The sums at the disposal of his group and others were nontrivial; when NationsBank merged with Bank of America and took the name “Bank of America,” it committed $3 billion to Bruce Marks’ group. ACORN Housing received a similar $760 million from the Bank of New York. So it is that we begin to see an indirect connection between CRA and our present troubles. Quite sizeable pools of capital began to be allocated in a new way. Rather than lending on the basis of an individual household’s demonstrated ability to repay, regulators were pushing for lending to occur on the basis of other criteria. Bank examiners at the Office of Thrift Supervision began to use federal home loan date broken down by neighborhood, income, and race to rate banks on their CRA performance. This starts to stand traditional lending on its head. The key difference? In sharp contrast to the traditional regulatory emphasis on safety and soundness, banks were now
being judged not on how their loans performed, but on how many loans they made.

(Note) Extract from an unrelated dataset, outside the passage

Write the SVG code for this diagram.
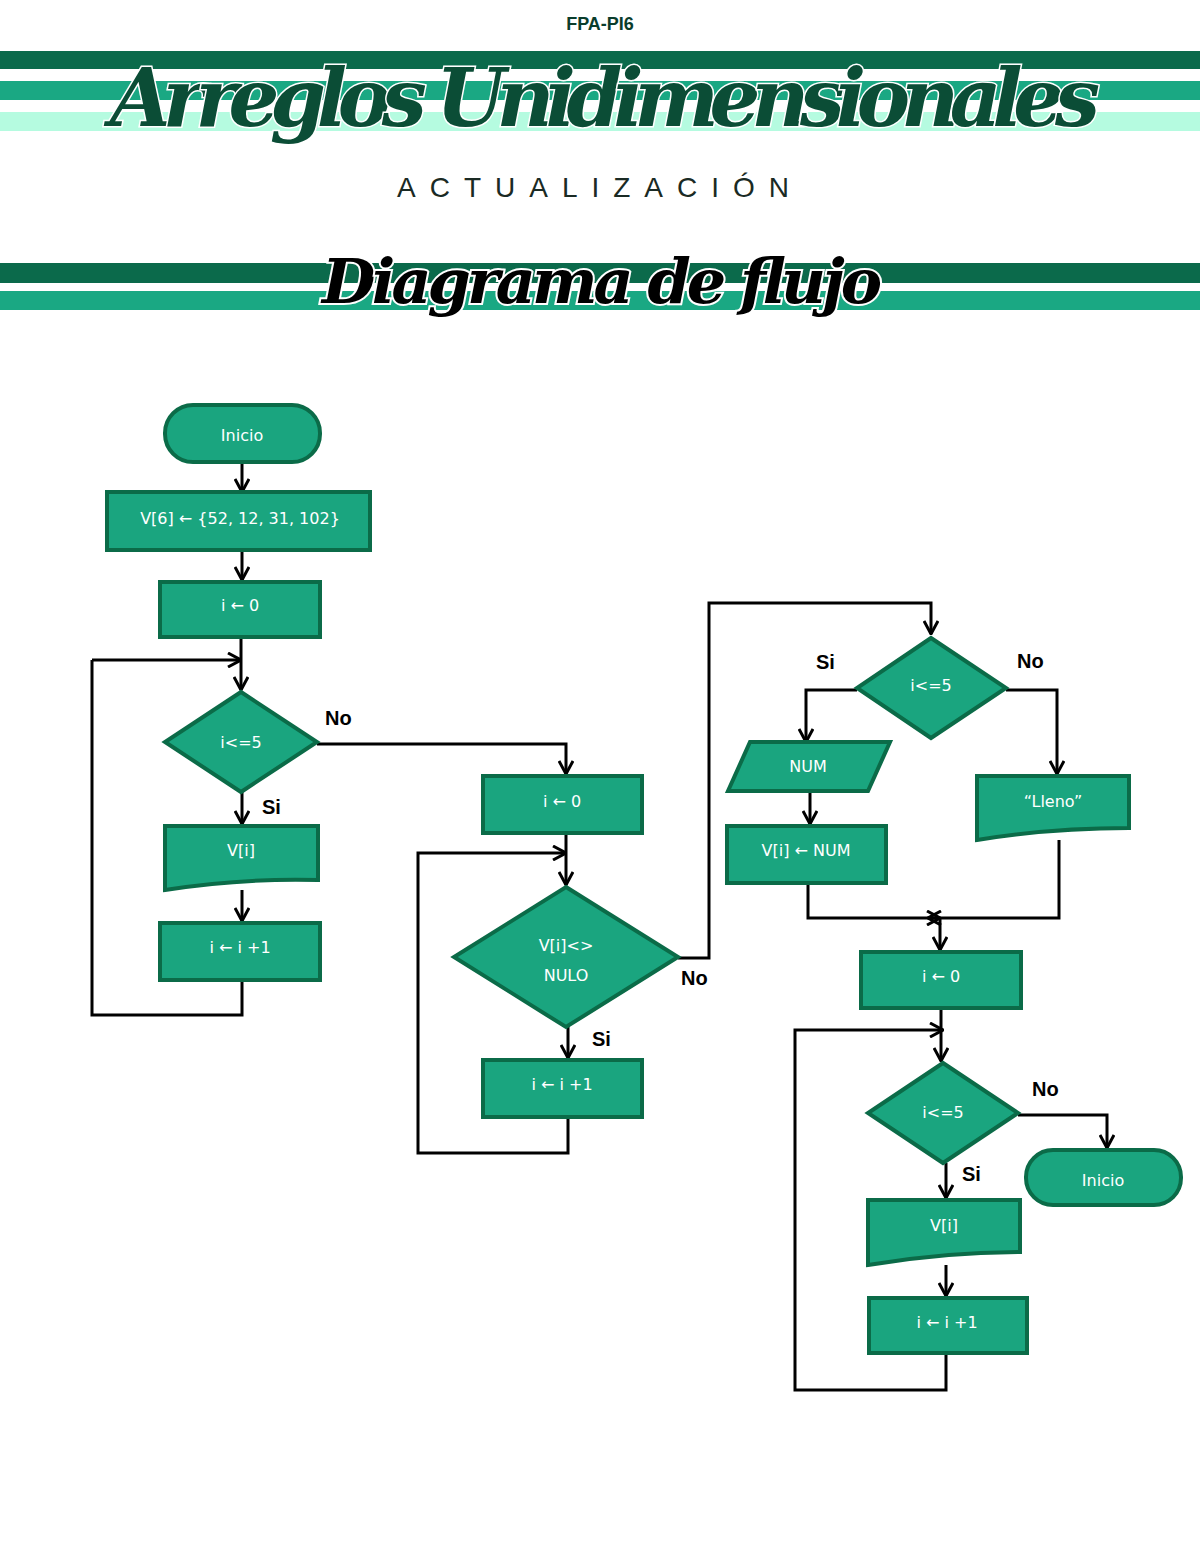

I spoke to a staff member at the Neighborhood Housing Services of Chicago, Michael Traynor (ph), who put it to me this way – he was a former Harris Bank vice president: “You just had to make sure you didn’t turn anyone down. If anyone applies for a loan, it’s better just to give them the money. A high denial rate is what will get you in trouble with the regulators.” And this is from a housing advocacy group in Chicago.
edit: added last paragraph, which speaks directly to the issue.
(This post was last modified: 11-24-2008 06:56 PM by I45owl.)